Quatre personnes sur cinq souffrent de lombalgie au cours de leur vie. Compte tenu de cette prévalence élevée, l’Assurance Maladie a constitué un groupe de travail multidisciplinaire qui a pour but d’optimiser les parcours de soins et d’accompagner les pratiques des professionnels de santé concernés (médecins généralistes, rhumatologues, rééducateurs, chirurgiens, kinésithérapeutes). L’Assurance Maladie a publié une synthèse des travaux de ce groupe dont voici les principaux éléments.
Dans la majorité des cas, l’évolution spontanée de la lombalgie est favorable dans les 4 à 6 semaines suivant un épisode aigu : 90 % des patients seront guéris dans ce délai. En cas de persistance de la lombalgie au-delà de 4 à 6 semaines, on parle de lombalgie subaiguë qui risque d’évoluer vers la chronicité si les symptômes douloureux persistent au-delà de 12 semaines. L’évolution des lombalgies vers la chronicité s’observe dans seulement 6 à 8 % des cas, mais représente à elle seule plus de 85 % des coûts médicaux directs et indirects de la lombalgie. Il est très important d’identifier ces patients à risque, pour leur proposer une prise en charge spécifique afin d’éviter ce passage à la chronicité.
En l’absence de signes de gravité, rassurer le patient et maintenir une activité physique
Devant toute lombalgie aiguë, il faut s’assurer qu’il n’existe pas d’affection sous-jacente en cherchant des signes d’alerte ou « drapeaux rouges », dont la présence nécessite des examens complémentaires, voire des gestes d’urgence. Si ces signes d’alerte sont écartés, la lombalgie est commune et il faut rassurer le patient sur la bénignité de l’affection, en dépit d’une douleur qui peut parfois être intense. Il faut s’attacher à maintenir dans la mesure du possible l’activité physique ou socio-professionnelle du patient. En effet, le repos n’a pas d’effet bénéfique dans la lombalgie aiguë et a même un effet aggravant. La poursuite d’une activité physique est certainement le meilleur traitement de la lombalgie à tous les stades. Il n’y a pas d’intérêt à proposer systématiquement un examen d’imagerie dans le premier mois d’évolution.
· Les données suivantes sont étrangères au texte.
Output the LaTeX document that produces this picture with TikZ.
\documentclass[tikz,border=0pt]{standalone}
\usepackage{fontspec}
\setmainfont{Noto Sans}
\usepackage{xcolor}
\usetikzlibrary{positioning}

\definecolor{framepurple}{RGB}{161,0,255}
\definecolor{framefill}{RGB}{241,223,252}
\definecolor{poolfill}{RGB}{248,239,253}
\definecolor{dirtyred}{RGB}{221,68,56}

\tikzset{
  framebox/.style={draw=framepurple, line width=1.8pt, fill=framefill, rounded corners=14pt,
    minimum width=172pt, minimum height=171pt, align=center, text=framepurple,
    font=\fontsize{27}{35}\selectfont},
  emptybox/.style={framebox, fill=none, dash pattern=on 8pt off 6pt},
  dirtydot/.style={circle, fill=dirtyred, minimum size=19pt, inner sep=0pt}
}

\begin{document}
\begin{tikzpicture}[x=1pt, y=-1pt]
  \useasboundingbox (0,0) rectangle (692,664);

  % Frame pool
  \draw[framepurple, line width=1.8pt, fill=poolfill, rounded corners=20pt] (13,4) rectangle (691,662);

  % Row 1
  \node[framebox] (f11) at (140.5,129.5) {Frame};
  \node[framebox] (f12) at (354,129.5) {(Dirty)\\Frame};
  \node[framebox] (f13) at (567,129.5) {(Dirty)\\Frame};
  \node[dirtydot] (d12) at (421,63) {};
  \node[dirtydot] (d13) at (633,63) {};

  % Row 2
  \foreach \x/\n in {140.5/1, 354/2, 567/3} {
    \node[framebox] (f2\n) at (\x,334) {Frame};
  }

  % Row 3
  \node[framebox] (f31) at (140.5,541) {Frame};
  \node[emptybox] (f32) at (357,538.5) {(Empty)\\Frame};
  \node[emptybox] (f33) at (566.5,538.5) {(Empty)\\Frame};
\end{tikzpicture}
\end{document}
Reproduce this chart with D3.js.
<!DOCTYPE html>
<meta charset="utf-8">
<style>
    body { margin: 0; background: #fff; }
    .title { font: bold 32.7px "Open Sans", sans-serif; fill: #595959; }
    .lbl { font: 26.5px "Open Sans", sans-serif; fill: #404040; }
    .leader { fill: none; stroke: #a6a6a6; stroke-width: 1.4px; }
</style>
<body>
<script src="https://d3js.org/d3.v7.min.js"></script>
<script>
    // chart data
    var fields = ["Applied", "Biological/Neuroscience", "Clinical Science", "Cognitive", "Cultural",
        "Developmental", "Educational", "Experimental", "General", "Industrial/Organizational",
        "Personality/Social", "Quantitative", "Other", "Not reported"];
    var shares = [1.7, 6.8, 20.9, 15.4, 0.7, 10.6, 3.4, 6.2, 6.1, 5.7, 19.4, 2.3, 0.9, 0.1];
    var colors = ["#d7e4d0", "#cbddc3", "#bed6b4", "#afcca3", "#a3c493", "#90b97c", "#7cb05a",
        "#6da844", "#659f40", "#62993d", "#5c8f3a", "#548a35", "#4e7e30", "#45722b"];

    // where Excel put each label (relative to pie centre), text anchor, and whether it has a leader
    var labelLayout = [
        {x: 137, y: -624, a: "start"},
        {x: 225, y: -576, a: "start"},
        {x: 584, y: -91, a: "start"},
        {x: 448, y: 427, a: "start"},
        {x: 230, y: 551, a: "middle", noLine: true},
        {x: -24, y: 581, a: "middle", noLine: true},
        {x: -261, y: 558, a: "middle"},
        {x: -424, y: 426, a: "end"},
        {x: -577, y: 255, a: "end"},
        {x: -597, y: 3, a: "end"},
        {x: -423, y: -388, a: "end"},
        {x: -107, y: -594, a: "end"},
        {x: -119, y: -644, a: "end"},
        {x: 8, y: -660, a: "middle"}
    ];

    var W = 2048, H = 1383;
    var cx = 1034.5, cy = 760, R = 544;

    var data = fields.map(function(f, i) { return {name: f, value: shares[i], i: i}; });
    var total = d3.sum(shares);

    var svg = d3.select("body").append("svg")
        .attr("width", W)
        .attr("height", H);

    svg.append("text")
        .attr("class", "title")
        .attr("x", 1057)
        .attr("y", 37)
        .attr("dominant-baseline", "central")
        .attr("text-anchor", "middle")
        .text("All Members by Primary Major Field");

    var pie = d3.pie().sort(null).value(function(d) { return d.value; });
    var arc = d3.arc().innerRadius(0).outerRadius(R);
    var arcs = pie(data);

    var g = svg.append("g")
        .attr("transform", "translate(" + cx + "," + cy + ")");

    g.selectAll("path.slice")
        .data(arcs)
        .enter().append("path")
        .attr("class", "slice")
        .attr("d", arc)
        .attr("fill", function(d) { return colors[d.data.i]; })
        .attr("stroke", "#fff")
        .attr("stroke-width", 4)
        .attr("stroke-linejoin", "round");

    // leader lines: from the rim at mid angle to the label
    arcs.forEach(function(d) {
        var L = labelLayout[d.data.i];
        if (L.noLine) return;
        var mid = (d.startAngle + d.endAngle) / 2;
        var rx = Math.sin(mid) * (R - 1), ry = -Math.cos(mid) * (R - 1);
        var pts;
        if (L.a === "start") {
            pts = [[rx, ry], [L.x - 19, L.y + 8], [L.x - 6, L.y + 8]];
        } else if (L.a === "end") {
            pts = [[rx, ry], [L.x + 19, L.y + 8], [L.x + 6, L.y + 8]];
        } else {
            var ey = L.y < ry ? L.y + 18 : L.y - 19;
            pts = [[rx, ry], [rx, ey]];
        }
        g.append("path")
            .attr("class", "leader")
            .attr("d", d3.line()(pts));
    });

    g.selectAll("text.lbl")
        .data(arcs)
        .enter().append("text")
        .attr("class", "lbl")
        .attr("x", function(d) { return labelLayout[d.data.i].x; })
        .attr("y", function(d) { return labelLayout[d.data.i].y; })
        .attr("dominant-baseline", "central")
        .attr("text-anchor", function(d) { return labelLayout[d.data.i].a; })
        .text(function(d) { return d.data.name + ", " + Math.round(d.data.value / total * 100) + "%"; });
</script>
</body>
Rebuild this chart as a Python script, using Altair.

En revanche, il faut mettre en place un traitement médicamenteux de la douleur, adapté à son intensité, qui peut aider au maintien de l’activité, en expliquant au patient qu’il ne risque pas de se blesser en restant actif et que se mobiliser est un facteur de guérison. Analyser précocement les aspects psychologiques et les aspects sociaux (personnel, professionnel) est important pour réduire le risque de chronicisation.
Rechercher les indicateurs psychosociaux d’un risque accru de passage à la chronicité tout au long de la prise en charge
Si après 4 à 6 semaines de traitement bien conduit le patient n’est pas guéri, il faut réévaluer la clinique pour s’assurer de l’absence de complications neurologiques (déficit moteur, syndrome de la queue de cheval), discuter la réalisation d’examens complémentaires et approfondir l’évaluation des facteurs de risque de passage à la chronicité :
- Attitudes et représentations inappropriées par rapport au mal de dos, telles que l’idée que la douleur représenterait un danger et qu’elle pourrait entraîner un handicap grave, ou un comportement passif avec attentes de solutions placées dans des traitements plutôt que dans une implication personnelle active.
- Comportements inappropriés face à la douleur, en particulier d’évitement ou de réduction de l’activité, liés à la peur.
- Problèmes liés au travail (insatisfaction professionnelle ou environnement de travail jugé hostile) ou problèmes liés à une indemnisation (rente, invalidité).
- Problèmes émotionnels (dépression, anxiété, stress, isolement).
Le mécanisme étiologique est précisé si nécessaire, en demandant si besoin un avis spécialisé médical (rhumatologue, médecin de médecine physique et de réadaptation). Une rééducation active peut être mise en place, parfois même dès la fin de la phase aiguë, si on craint une désadaptation à l’effort. Afin de prévenir une désinsertion socioprofessionnelle, il est nécessaire de mettre en place une concertation avec le service de la médecine du travail et le service du contrôle médical de l’Assurance Maladie en cas d’arrêt de travail, pour anticiper la reprise.
Au-delà de 3 mois d’évolution, il faut réévaluer la situation clinique et inscrire son patient dans un dispositif de soins coordonnés pluriprofessionnels.
La chirurgie a peu de place dans la lombalgie pure, au contraire de la lombosciatique (où la décompression vise à soulager la radiculalgie, alors que la lombalgie est inconstamment soulagée). L’évaluation complémentaire en cas de résistance à un traitement médical bien conduit doit être faite par un rhumatologue ou un médecin de médecine physique et de réadaptation.